Aug 23, 2024

At the risk of stating the obvious, the United Church of Christ is a Christian denomination.

We have always been followers of the way of Jesus with a deep passion for bringing the Bible to the people, willing to stand up against the excesses of our own extended church family, but with humility because you never know who God will speak through next. Our ecumenical passion was bigger than the rest of Christianity’s. We are always reaching out to other Christians, including those who dismiss us. We are rebellious reformers, but also the first to call the warring factions together, trusting in the promise “that they may all be one.”

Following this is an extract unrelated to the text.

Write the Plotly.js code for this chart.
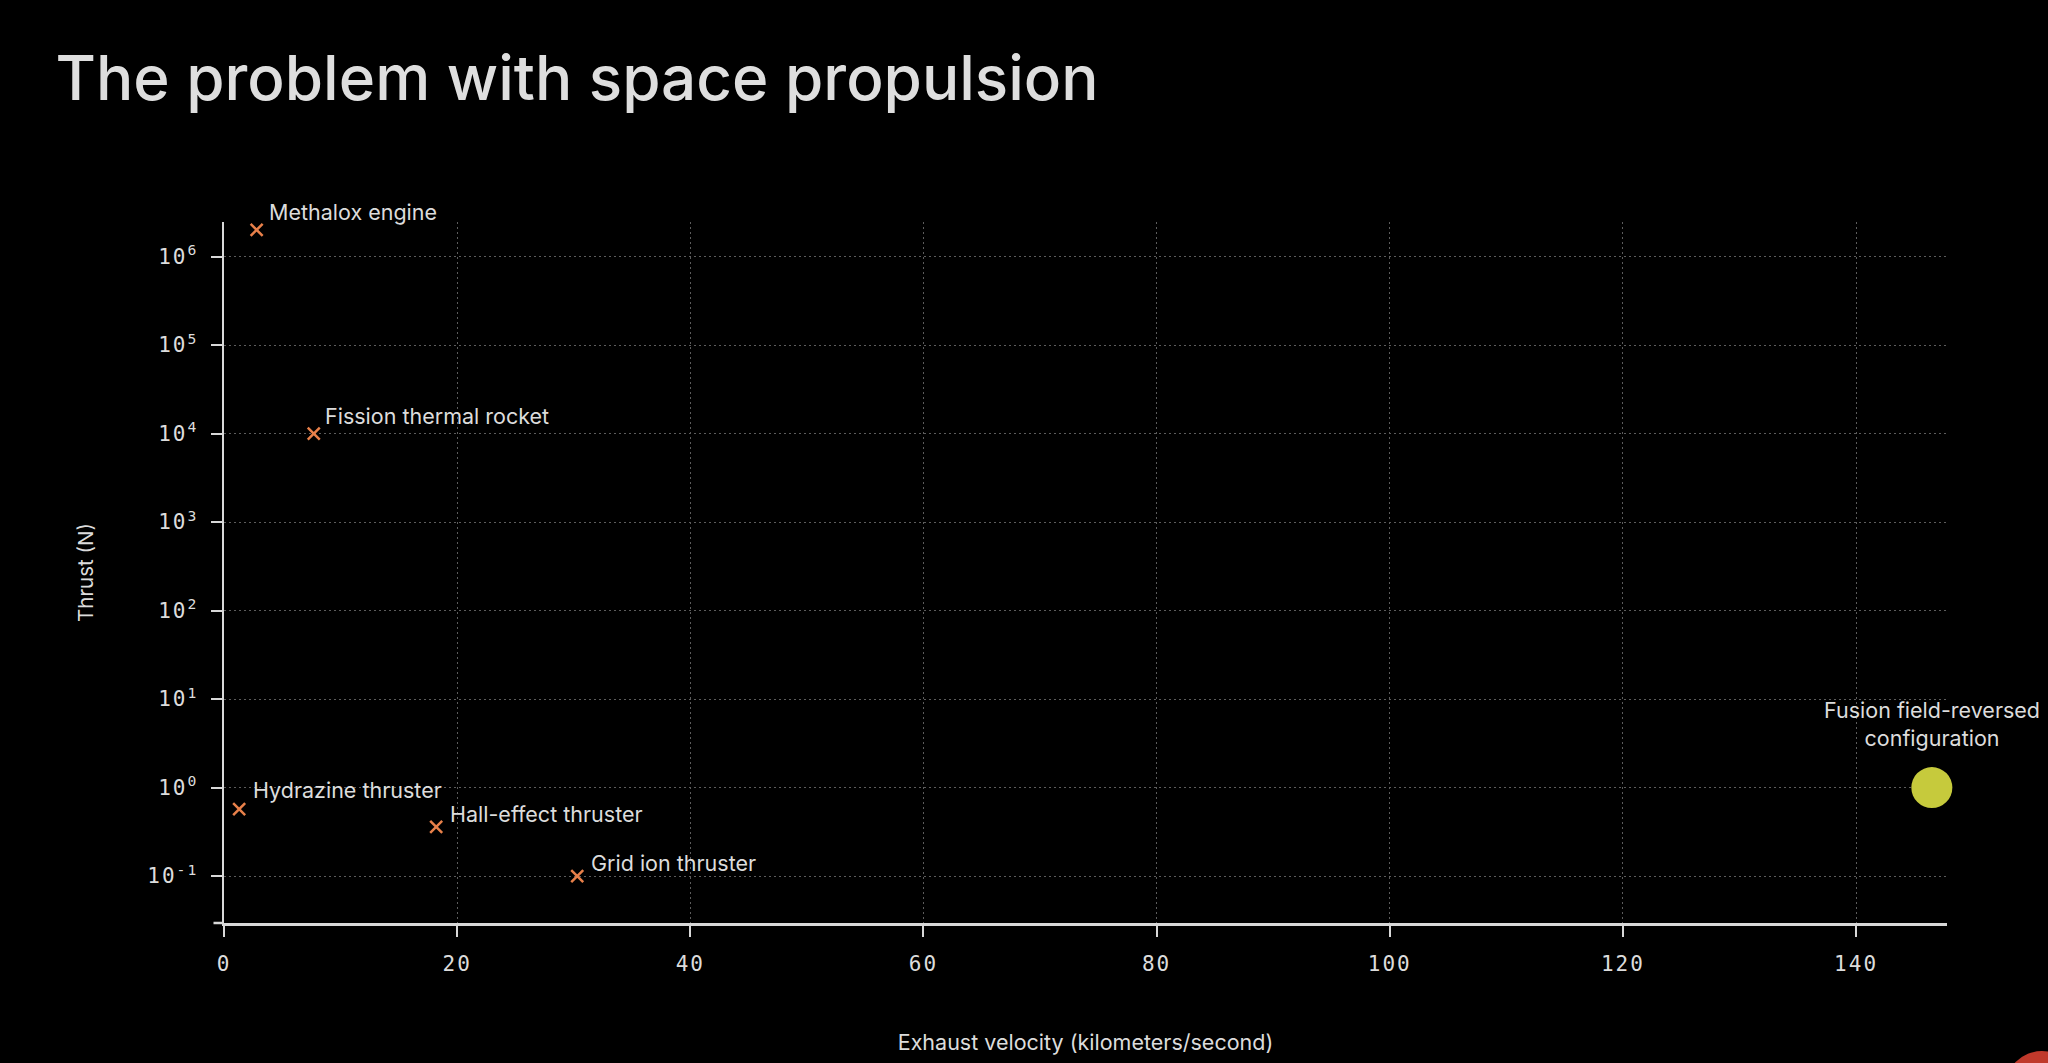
<!DOCTYPE html>
<html>
<head>
<meta charset="utf-8">
<script src="https://cdn.plot.ly/plotly-3.0.1.min.js"></script>
<style>
  html, body { margin: 0; padding: 0; background: #000; }
  #chart { width: 2048px; height: 1063px; }
  #chart .xtick text, #chart .ytick text { letter-spacing: 2px; }
</style>
</head>
<body>
<div id="chart"></div>
<script>
// ---- data ----
const engines = ["Methalox engine", "Fission thermal rocket", "Hydrazine thruster", "Hall-effect thruster", "Grid ion thruster"];
const engineVelocity = [2.8, 7.7, 1.3, 18.2, 30.3];      // km/s
const engineThrust = [2.0e6, 1.0e4, 0.57, 0.36, 0.1];    // N

const fusionName = ["Fusion field-reversed<br>configuration"];
const fusionVelocity = [146.5];
const fusionThrust = [1.0];

const yTickVals = [0.1, 1, 10, 100, 1000, 10000, 100000, 1000000];
const yTickText = ["10<sup>-1</sup>", "10<sup>0</sup>", "10<sup>1</sup>", "10<sup>2</sup>", "10<sup>3</sup>", "10<sup>4</sup>", "10<sup>5</sup>", "10<sup>6</sup>"];
const xTickVals = [0, 20, 40, 60, 80, 100, 120, 140];

// ---- styles ----
const axisColor = "#d8d8d8";
const textColor = "#dcdcdc";
const gridColor = "#5c5c5c";
const sansFont = "Inter, 'Noto Sans', sans-serif";
const monoFont = "'DejaVu Sans Mono', 'Liberation Mono', monospace";

const traces = [
  {
    type: "scatter",
    mode: "markers",
    x: engineVelocity,
    y: engineThrust,
    marker: { symbol: "x-thin-open", size: 12, color: "#e8804a", line: { color: "#e8804a", width: 2.5 } },
    hoverinfo: "skip",
    cliponaxis: false
  },
  {
    type: "scatter",
    mode: "markers",
    x: fusionVelocity,
    y: fusionThrust,
    marker: { symbol: "circle", size: 41, color: "#c6ca3c", line: { width: 0 } },
    hoverinfo: "skip",
    cliponaxis: false
  }
];

const labelShift = [[10, 18], [9, 18], [12, 19], [12, 13], [12, 13]];
const annotations = engines.map((name, i) => ({
  x: engineVelocity[i],
  y: Math.log10(engineThrust[i]),
  xref: "x", yref: "y",
  text: name,
  showarrow: false,
  xanchor: "left", yanchor: "middle",
  xshift: labelShift[i][0], yshift: labelShift[i][1],
  font: { family: sansFont, size: 21.5, color: textColor }
}));
annotations.push({
  x: fusionVelocity[0],
  y: Math.log10(fusionThrust[0]),
  xref: "x", yref: "y",
  text: fusionName[0],
  showarrow: false,
  xanchor: "center", yanchor: "middle",
  yshift: 64,
  font: { family: sansFont, size: 21.5, color: textColor }
});

const layout = {
  width: 2048,
  height: 1063,
  paper_bgcolor: "#000",
  plot_bgcolor: "#000",
  showlegend: false,
  hovermode: false,
  margin: { l: 224, r: 101, t: 222, b: 140, pad: 0 },
  title: {
    text: "The problem with space propulsion",
    x: 55.5 / 2048, xref: "container", xanchor: "left",
    y: 1 - 78 / 1063, yref: "container", yanchor: "middle",
    font: { family: sansFont, size: 62, color: "#dedede", weight: 500 }
  },
  xaxis: {
    range: [0, 147.8],
    tickvals: xTickVals,
    ticktext: xTickVals.map(String),
    showline: true, linecolor: axisColor, linewidth: 2.5,
    ticks: "outside", ticklen: 11, tickwidth: 2, tickcolor: axisColor,
    ticklabelstandoff: 9,
    showgrid: true, gridcolor: gridColor, gridwidth: 1, griddash: "2px,3px",
    zeroline: false,
    tickfont: { family: monoFont, size: 21, color: textColor },
    title: { text: "Exhaust velocity (kilometers/second)", standoff: 60,
             font: { family: sansFont, size: 21.5, color: textColor } }
  },
  yaxis: {
    type: "log",
    range: [-1.53, 6.39],
    tickvals: yTickVals,
    ticktext: yTickText,
    showline: true, linecolor: axisColor, linewidth: 2.5,
    ticks: "outside", ticklen: 11, tickwidth: 2, tickcolor: axisColor,
    ticklabelstandoff: 8,
    showgrid: true, gridcolor: gridColor, gridwidth: 1, griddash: "2px,3px",
    zeroline: false,
    tickfont: { family: monoFont, size: 21, color: textColor },
    title: { text: "Thrust (N)", standoff: 56,
             font: { family: sansFont, size: 20.5, color: textColor } }
  },
  annotations: annotations,
  shapes: [
    { type: "line", xref: "paper", yref: "paper", x0: -0.0061, x1: 0, y0: 0, y1: 0,
      line: { color: axisColor, width: 2.5 } },
    { type: "circle", xref: "paper", yref: "paper", x0: 1.0337, x1: 1.0766, y0: -0.288, y1: -0.1826,
      fillcolor: "#c0392b", line: { width: 0 } }
  ]
};

Plotly.newPlot("chart", traces, layout, { staticPlot: true, displayModeBar: false });
</script>
</body>
</html>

Ecumenically, we stand in the Reformed tradition that was not very traditional when it started. Some of our forebears were willing to be burnt at the stake so that people could read the Bible for themselves in their own language. The reformers didn’t do it to draw attention to an educational equity issue, or a justice issue, or even a class revolution, although all those things can spring forth when people try to follow Christ because the Holy Spirit is never asleep. But let’s be clear: the motivation of those early reformers, and to the current reformers who gather under the UCC tent to worship something other than themselves, was not to boost a political party, or to be first among ecclesiastical franchisees to produce the next spiritual happy meal, or even to create a list of “historic firsts” for a marketing campaign that I imagine our forebears would hate. They risked their lives and their relationships with the institutional church, not to create a new list of merit badges for secular forces to run through the church for some higher good. No, they did it all so that future generations could hear and read the gospel of Jesus Christ as they had. They were willing to bet it all on the idea that God was still speaking. And they didn’t make that up as a tagline, they found it in their worship and practice as Christians.